Equitable Considerations
The court also considered the potential inequities that could arise from imposing the mortgage tax on bonds secured by the railroad company’s mortgages. It reasoned that taxing both the bonds and the interest payable on them would lead to a situation where bondholders faced a significantly heavier tax burden compared to mortgagees under ordinary mortgages. The court illustrated how this could create double taxation, as bondholders would be liable for the state tax on the bond's valuation while also being subject to the eight percent tax on the interest. This disparity could discourage investment in corporate bonds, which would counteract the legislative intent to promote such investments. The court viewed this potential outcome as inconsistent with the purpose of the statutory scheme, reinforcing the conclusion that corporate bonds should not be subject to the mortgage tax. The consideration of fairness and equity further solidified the court’s rationale in favor of the appellee, the railroad company.
Conclusion
In conclusion, the court affirmed the lower court's judgment, ruling that the mortgages executed by the Baltimore and Ohio Railroad Company to secure bonds were not subject to the tax imposed under the relevant Maryland statutes. The determination relied heavily on the legislative intent and the clear conflict between the two acts, with Chapter 143 prevailing over Chapter 120 due to its later approval.
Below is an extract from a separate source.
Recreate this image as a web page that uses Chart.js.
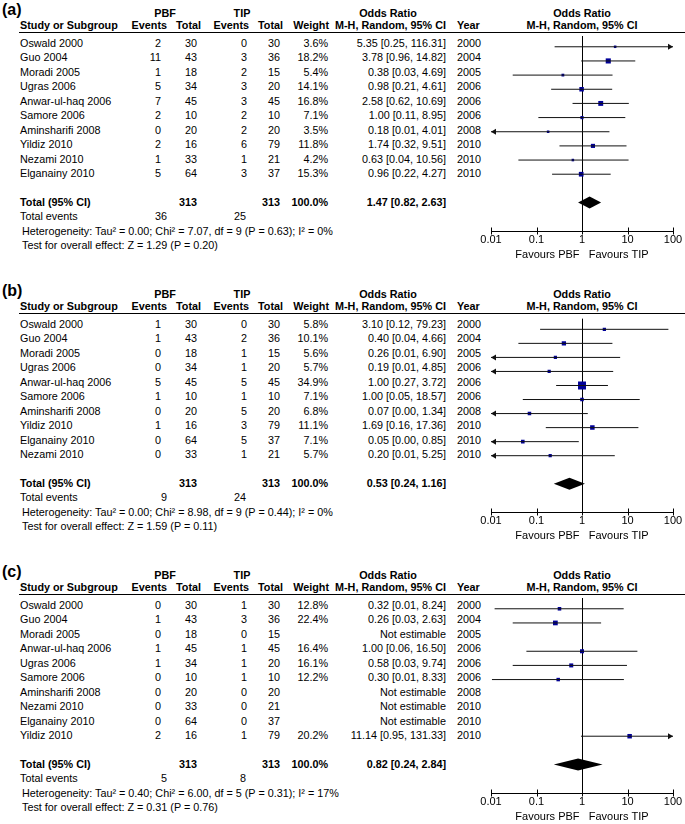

The court's reasoning underscored the importance of understanding legislative purpose, statutory conflict, and the implications of tax policy on investment behavior. By aligning its decision with principles of contemporaneous construction and equitable considerations, the court provided a comprehensive interpretation of the statutes that respected the intended framework for corporate securities. Ultimately, the ruling clarified the tax treatment of corporate bonds and reinforced the legislature’s intent to foster investment in large corporations through favorable tax provisions.